▶ _DATA_:

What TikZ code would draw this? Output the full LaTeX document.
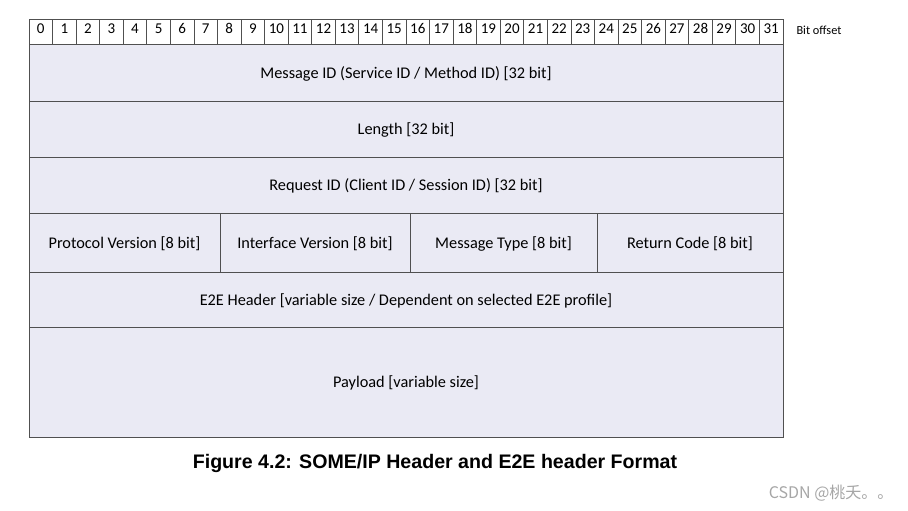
\documentclass[tikz,border=0pt]{standalone}
\usepackage{fontspec}
\setmainfont{Carlito}
\newfontfamily\capfont{Liberation Sans}
\newfontfamily\cjkfont{Noto Sans CJK SC}

\definecolor{rowfill}{HTML}{EAEAF4}
\definecolor{edge}{HTML}{505050}

\tikzset{
	bitcell/.style={draw=edge, fill=white, rectangle, anchor=north west,
		minimum width=23.5625pt, minimum height=25pt, inner sep=0pt,
		outer sep=0pt, line width=0.8pt, text height=0.65em, text depth=0.15em,
		font=\fontsize{15}{15}\selectfont},
	field/.style={draw=edge, fill=rowfill, rectangle, anchor=north west,
		minimum width=754pt, inner sep=0pt, outer sep=0pt, line width=0.8pt,
		text height=1.2em, text depth=0.05em,
		font=\fontsize{16.3}{16.3}\selectfont}
}

\begin{document}
\begin{tikzpicture}[x=1pt, y=-1pt]
	\def \bitw {23.5625}
	\useasboundingbox (0,0) rectangle (908,511);

	% bit offset ruler
	\foreach \b in {0,...,31}
		\node[bitcell] (bit\b) at ({29 + \bitw * \b},19) {\b};
	\node[anchor=west, font=\fontsize{12.3}{12.3}\selectfont] (offset) at (793,30)
		{Bit offset};

	% header fields
	\node[field, minimum height=57pt] (msgid)   at (29,44)
		{Message ID (Service ID / Method ID) [32 bit]};
	\node[field, minimum height=56pt] (length)  at (msgid.south west)
		{Length [32 bit]};
	\node[field, minimum height=56pt] (request) at (length.south west)
		{Request ID (Client ID / Session ID) [32 bit]};

	\node[field, minimum width=191pt, minimum height=59pt] (protover)
		at (request.south west) {Protocol Version [8 bit]};
	\node[field, minimum width=190pt, minimum height=59pt] (ifver)
		at (protover.north east) {Interface Version [8 bit]};
	\node[field, minimum width=187pt, minimum height=59pt] (msgtype)
		at (ifver.north east) {Message Type [8 bit]};
	\node[field, minimum width=186pt, minimum height=59pt] (retcode)
		at (msgtype.north east) {Return Code [8 bit]};

	\node[field, minimum height=55pt] (e2e)     at (protover.south west)
		{E2E Header [variable size / Dependent on selected E2E profile]};
	\node[field, minimum height=110pt] (payload) at (e2e.south west)
		{Payload [variable size]};

	% caption
	\node[font=\capfont\bfseries\fontsize{19.6}{19.6}\selectfont] (caption)
		at (435,463) {Figure 4.2: SOME/IP Header and E2E header Format};
	\node[anchor=east, text=gray!70, font=\cjkfont\fontsize{16}{16}\selectfont]
		(mark) at (897,493) {CSDN @桃夭。。};
\end{tikzpicture}
\end{document}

▶ _WORK TO COMPLETE_: Return every line in the listing that contains the word "draw".

▶ _RESULT OF THIS EXERCISE_:
What TikZ code would draw this? Output the full LaTeX document.
	bitcell/.style={draw=edge, fill=white, rectangle, anchor=north west,
	field/.style={draw=edge, fill=rowfill, rectangle, anchor=north west,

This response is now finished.